Below, locate the line that contains "Give me the Apache". Repeat exactly from that line to the line that contains "const offsets = shares.map(v", inclusive, leaving out the pictures.
*-*-*
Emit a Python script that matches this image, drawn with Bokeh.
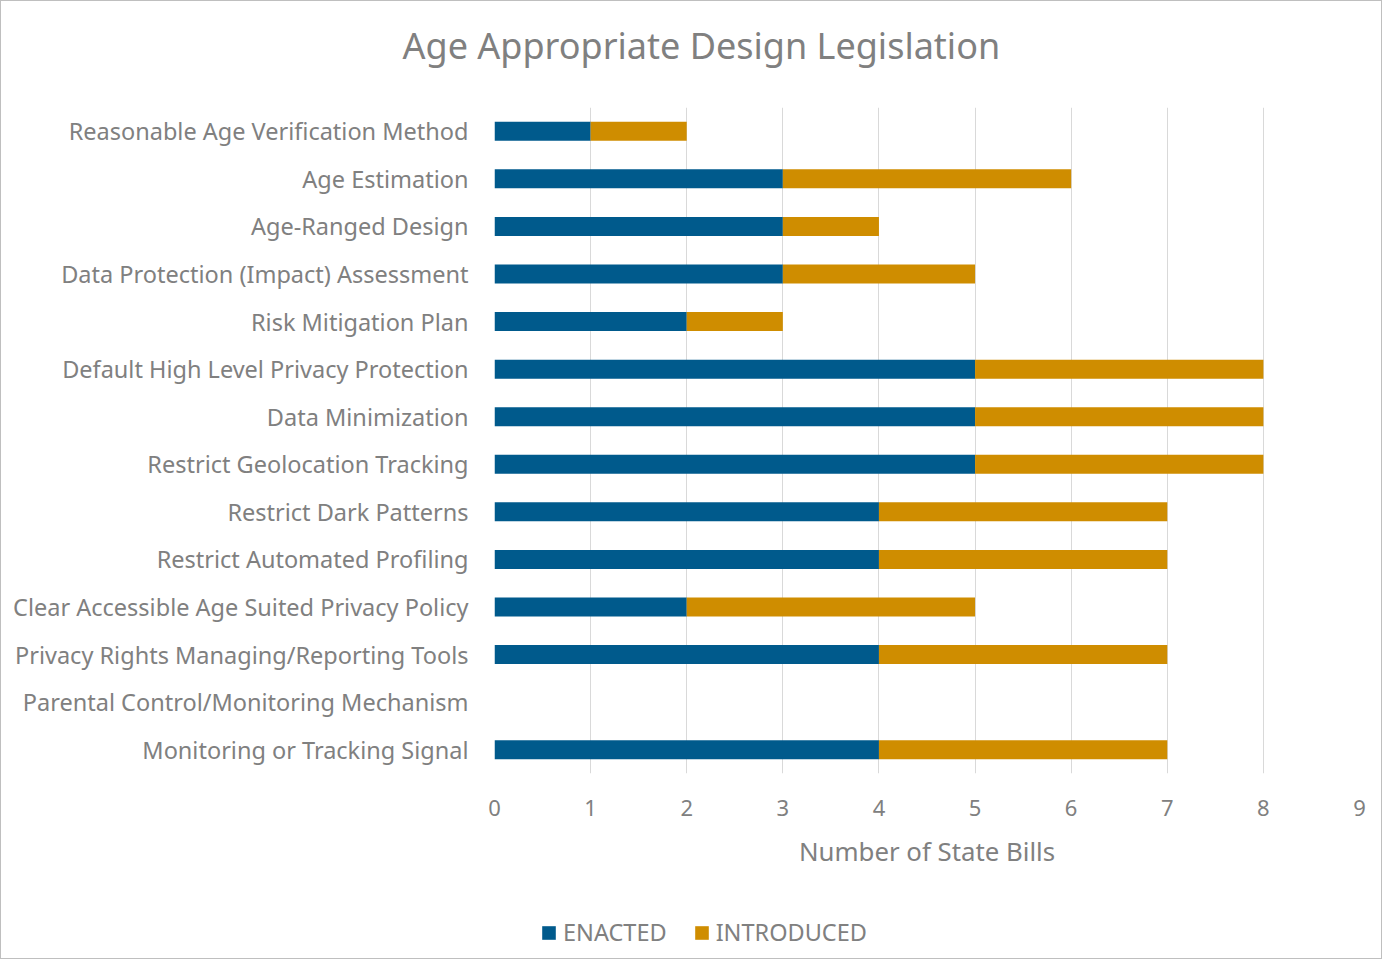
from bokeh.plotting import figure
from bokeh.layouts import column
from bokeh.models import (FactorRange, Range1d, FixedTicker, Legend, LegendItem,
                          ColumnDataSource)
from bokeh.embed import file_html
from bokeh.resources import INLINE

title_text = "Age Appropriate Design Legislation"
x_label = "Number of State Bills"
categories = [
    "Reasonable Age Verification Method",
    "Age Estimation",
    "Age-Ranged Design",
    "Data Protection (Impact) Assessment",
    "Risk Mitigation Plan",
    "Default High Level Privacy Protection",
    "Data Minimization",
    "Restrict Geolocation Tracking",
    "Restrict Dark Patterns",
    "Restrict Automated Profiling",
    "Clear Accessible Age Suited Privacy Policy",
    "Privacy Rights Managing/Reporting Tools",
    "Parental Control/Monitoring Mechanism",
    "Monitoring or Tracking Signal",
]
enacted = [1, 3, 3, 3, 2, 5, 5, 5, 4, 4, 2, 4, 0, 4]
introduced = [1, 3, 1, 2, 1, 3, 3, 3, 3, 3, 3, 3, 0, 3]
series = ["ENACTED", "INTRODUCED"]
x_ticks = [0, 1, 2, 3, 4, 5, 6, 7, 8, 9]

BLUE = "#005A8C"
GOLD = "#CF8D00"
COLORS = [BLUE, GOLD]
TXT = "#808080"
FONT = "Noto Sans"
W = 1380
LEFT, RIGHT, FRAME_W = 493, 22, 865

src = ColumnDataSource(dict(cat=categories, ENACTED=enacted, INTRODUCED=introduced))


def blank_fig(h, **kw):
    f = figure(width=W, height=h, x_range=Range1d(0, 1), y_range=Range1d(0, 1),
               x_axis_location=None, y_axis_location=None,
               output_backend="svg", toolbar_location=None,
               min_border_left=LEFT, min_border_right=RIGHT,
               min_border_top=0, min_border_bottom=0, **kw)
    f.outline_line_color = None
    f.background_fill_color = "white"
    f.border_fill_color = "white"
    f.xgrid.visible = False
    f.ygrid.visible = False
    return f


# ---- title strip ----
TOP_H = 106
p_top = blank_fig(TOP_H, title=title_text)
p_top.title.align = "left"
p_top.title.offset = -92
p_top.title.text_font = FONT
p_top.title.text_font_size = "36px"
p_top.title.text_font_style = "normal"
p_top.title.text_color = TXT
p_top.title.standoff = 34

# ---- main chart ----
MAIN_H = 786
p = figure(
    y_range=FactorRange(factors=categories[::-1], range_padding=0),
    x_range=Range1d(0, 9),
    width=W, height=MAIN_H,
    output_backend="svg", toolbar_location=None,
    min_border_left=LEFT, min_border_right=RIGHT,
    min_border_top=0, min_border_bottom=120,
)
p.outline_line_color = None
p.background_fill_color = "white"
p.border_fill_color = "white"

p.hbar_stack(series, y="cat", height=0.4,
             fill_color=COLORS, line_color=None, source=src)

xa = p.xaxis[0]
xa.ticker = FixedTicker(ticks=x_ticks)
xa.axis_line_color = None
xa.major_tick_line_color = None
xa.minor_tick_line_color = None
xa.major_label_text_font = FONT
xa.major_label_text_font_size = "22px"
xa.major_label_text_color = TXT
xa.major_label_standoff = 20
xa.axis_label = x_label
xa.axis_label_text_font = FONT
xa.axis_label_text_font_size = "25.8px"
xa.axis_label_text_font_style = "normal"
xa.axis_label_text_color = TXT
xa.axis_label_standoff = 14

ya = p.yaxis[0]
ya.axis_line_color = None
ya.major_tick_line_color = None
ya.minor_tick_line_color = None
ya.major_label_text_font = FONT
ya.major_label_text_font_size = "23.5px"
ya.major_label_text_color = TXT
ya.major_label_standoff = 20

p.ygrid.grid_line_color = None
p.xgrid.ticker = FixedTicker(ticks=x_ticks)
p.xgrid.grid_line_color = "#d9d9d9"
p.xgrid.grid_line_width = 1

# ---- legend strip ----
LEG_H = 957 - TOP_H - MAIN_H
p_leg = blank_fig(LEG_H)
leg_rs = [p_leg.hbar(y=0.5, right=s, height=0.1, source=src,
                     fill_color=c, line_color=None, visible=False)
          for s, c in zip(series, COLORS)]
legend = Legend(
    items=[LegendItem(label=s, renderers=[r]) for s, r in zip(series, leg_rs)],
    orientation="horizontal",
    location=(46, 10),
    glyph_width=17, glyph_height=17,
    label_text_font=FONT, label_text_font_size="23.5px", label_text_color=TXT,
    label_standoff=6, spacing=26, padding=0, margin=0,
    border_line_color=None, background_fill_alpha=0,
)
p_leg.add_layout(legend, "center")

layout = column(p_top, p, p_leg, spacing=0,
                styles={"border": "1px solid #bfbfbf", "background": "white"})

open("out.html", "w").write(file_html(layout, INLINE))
*-*-*
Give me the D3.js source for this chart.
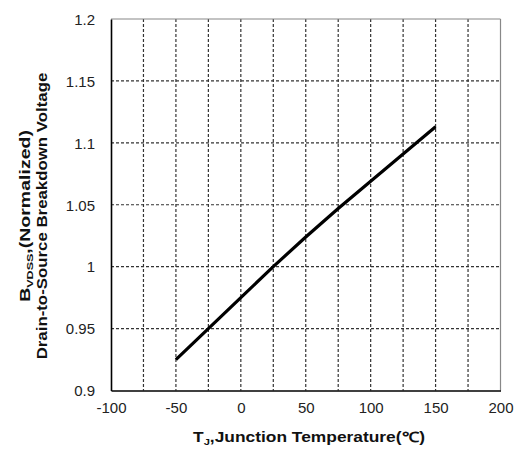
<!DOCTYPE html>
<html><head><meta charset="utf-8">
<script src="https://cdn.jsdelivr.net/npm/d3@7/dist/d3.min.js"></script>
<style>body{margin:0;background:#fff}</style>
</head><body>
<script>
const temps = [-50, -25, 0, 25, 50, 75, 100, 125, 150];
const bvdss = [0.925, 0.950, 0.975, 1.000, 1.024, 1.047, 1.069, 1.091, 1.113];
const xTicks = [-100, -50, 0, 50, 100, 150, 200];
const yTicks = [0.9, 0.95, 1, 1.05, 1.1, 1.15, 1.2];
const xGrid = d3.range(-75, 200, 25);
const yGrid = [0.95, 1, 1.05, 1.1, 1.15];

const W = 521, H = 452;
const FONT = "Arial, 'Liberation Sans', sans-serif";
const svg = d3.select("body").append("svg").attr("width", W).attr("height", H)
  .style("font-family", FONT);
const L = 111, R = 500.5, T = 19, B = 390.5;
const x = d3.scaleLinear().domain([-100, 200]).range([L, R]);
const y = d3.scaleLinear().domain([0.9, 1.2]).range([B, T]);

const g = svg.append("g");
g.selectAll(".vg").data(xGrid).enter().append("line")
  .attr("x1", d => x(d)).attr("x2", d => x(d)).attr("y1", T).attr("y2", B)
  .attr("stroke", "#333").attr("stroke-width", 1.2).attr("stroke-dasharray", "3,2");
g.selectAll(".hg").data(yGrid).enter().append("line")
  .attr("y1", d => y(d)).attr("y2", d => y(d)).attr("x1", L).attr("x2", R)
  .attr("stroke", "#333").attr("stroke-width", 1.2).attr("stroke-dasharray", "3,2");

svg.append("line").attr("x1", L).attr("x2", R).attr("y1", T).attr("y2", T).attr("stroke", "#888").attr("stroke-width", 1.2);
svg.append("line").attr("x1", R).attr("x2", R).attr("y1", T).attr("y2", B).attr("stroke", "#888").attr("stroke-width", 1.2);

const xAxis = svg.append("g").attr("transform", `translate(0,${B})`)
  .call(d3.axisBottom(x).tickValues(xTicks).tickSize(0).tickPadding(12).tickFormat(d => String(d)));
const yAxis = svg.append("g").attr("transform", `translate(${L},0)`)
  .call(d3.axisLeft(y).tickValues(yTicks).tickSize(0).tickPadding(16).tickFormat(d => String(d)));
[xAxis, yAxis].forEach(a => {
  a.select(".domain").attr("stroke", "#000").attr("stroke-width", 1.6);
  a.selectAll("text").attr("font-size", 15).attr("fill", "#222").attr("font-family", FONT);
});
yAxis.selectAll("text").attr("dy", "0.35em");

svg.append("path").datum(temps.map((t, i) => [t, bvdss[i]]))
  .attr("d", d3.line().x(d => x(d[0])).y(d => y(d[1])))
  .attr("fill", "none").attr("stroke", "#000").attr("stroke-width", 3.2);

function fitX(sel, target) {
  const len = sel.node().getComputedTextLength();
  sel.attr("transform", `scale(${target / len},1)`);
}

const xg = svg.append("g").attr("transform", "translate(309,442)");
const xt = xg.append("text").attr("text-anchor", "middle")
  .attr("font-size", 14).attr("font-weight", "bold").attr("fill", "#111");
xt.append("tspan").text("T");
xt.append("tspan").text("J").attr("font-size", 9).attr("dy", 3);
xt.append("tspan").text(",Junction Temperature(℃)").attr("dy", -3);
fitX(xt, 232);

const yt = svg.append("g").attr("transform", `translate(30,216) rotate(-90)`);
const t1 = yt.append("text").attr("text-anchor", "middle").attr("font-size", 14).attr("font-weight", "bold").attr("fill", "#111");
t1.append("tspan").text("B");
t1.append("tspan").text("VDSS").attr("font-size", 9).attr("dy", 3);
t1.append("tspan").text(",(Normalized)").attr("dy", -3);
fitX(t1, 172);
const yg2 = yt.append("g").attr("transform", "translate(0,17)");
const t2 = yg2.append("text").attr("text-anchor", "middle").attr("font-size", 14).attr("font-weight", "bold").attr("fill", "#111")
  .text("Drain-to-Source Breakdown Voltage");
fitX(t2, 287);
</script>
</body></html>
*-*-*
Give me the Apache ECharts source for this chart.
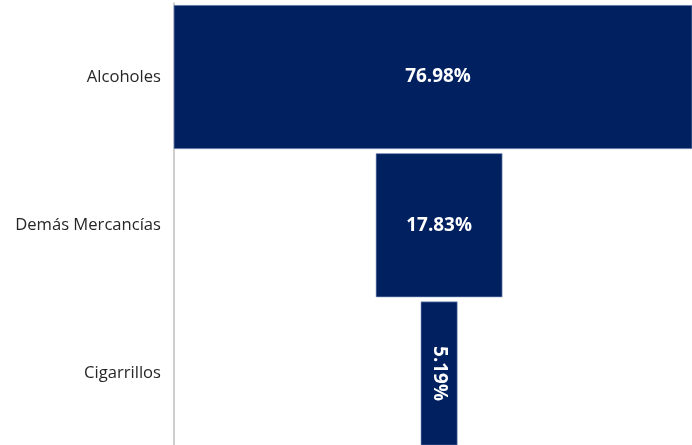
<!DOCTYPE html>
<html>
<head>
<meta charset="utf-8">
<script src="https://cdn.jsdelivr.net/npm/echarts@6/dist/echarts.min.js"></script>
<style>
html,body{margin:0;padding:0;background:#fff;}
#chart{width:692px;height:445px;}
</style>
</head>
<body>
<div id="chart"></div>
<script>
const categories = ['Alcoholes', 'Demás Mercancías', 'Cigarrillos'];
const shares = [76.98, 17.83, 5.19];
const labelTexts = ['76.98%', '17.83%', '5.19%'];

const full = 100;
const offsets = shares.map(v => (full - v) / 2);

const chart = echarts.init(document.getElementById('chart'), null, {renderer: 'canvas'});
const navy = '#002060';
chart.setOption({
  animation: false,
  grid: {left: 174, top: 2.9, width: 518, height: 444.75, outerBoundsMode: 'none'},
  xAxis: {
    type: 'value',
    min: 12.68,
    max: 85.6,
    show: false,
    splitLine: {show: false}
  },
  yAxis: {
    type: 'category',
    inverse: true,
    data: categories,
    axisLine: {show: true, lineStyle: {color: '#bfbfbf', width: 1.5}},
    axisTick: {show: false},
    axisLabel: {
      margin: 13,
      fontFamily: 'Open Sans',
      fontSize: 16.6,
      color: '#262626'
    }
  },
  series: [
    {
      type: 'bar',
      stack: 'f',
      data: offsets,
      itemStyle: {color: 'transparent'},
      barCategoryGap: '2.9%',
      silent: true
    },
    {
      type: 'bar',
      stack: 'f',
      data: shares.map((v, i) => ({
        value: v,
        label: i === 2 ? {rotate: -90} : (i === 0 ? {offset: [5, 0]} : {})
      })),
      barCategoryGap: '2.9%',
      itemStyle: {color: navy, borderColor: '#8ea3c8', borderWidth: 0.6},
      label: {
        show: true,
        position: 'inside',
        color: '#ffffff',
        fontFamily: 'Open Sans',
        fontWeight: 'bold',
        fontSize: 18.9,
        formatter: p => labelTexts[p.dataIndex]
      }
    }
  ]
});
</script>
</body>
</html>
*-*-*
> **Completed task**
Give me the Apache ECharts source for this chart.
<!DOCTYPE html>
<html>
<head>
<meta charset="utf-8">
<script src="https://cdn.jsdelivr.net/npm/echarts@6/dist/echarts.min.js"></script>
<style>
html,body{margin:0;padding:0;background:#fff;}
#chart{width:692px;height:445px;}
</style>
</head>
<body>
<div id="chart"></div>
<script>
const categories = ['Alcoholes', 'Demás Mercancías', 'Cigarrillos'];
const shares = [76.98, 17.83, 5.19];
const labelTexts = ['76.98%', '17.83%', '5.19%'];

const full = 100;
const offsets = shares.map(v => (full - v) / 2);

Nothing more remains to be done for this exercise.